Sullivan, who was confirmed to his current position by a vote of 94-6,  was responsible for removing then-Ambassador to Ukraine Marie Yavonovitch from her post. He acknowledged that he told her she was being brought back though she did nothing wrong.

Sullivan, who is No. 2 at the State Department, said Yavanovitch's standing had been discussed for a period of time and that Secretary of State Mike Pompeo had pushed back and sought justification for her recall for months before removing her. Perhaps most surprisingly, Sullivan said he was aware there was a coordinated effort to smear and remove Yovanovitch.

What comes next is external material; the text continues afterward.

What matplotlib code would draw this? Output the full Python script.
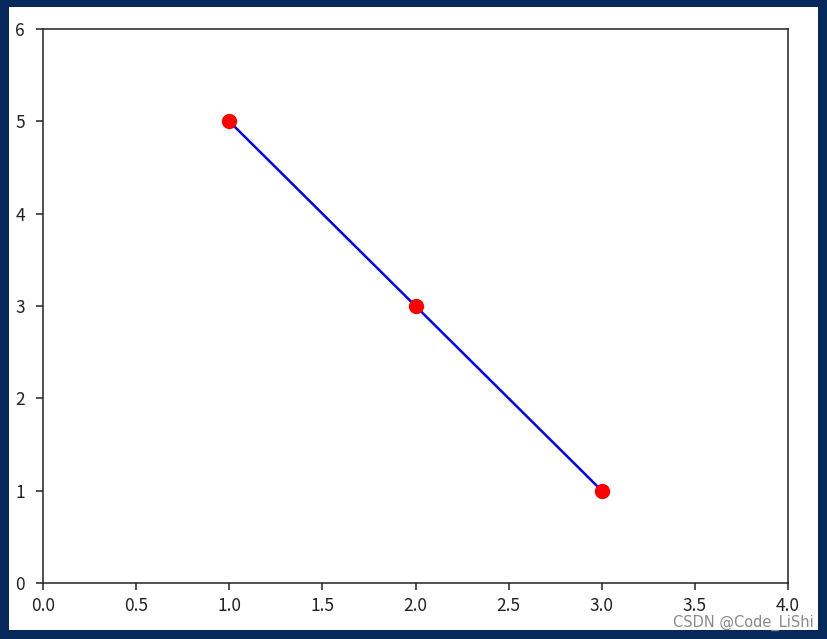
import matplotlib.pyplot as plt
from matplotlib.patches import Rectangle

plt.rcParams['font.family'] = ['Noto Sans CJK SC', 'DejaVu Sans']

x = [1, 2, 3]
y = [5, 3, 1]
xticks = [0.0, 0.5, 1.0, 1.5, 2.0, 2.5, 3.0, 3.5, 4.0]
yticks = [0, 1, 2, 3, 4, 5, 6]

W, H = 827, 639
fig = plt.figure(figsize=(W / 100, H / 100), dpi=100, facecolor='#06285a')
# white page inside the dark frame
fig.patches.append(Rectangle((9 / W, 9 / H), (818 - 9) / W, (632 - 9) / H,
                             transform=fig.transFigure, facecolor='white',
                             edgecolor='none', zorder=-10))

ax = fig.add_axes([43 / W, (H - 583) / H, (788 - 43) / W, (583 - 29) / H])
ax.set_zorder(5)
ax.plot(x, y, color='blue', lw=1.8, zorder=2)
ax.scatter(x, y, color='red', s=100, zorder=3)
ax.set_xlim(0, 4)
ax.set_ylim(0, 6)
ax.set_xticks(xticks)
ax.set_xticklabels(['%.1f' % t for t in xticks])
ax.set_yticks(yticks)
for s in ax.spines.values():
    s.set_linewidth(1.1)
    s.set_color('#222222')
ax.tick_params(labelsize=12.5, width=1.1, length=5, colors='#222222')
ax.tick_params(axis='x', pad=5)
ax.tick_params(axis='y', pad=8)

fig.text(814 / W, (H - 631) / H, 'CSDN @Code_LiShi', ha='right', va='bottom',
         fontsize=10.5, color='#8a8a8a', family='DejaVu Sans', zorder=10)

fig.savefig('out.png', dpi=100, facecolor=fig.get_facecolor())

Sullivan sidestepped criticizing the White House directly, even for its work with Rudy Giuliani, who is the president's personal attorney and not an actual official, despite his unofficial role in foreign policy discussions. Sullivan distanced himself from many of the administration's decisions. Ranking member Sen. Bob Menendez criticized it as a "hear no, see no, speak no evil approach." 

Sen. Marco Rubio was the only Republican who discussed the Ukraine controversy, saying while he wasn't sure the president's actions were illegal, he is deeply concerned about the phone call itself.  

While Sullivan's Senate confirmation to the Russia ambassadorship is likely, he may not be done with Capitol Hill just yet. Democrats in the House may call him to testify in their ongoing impeachment inquiry.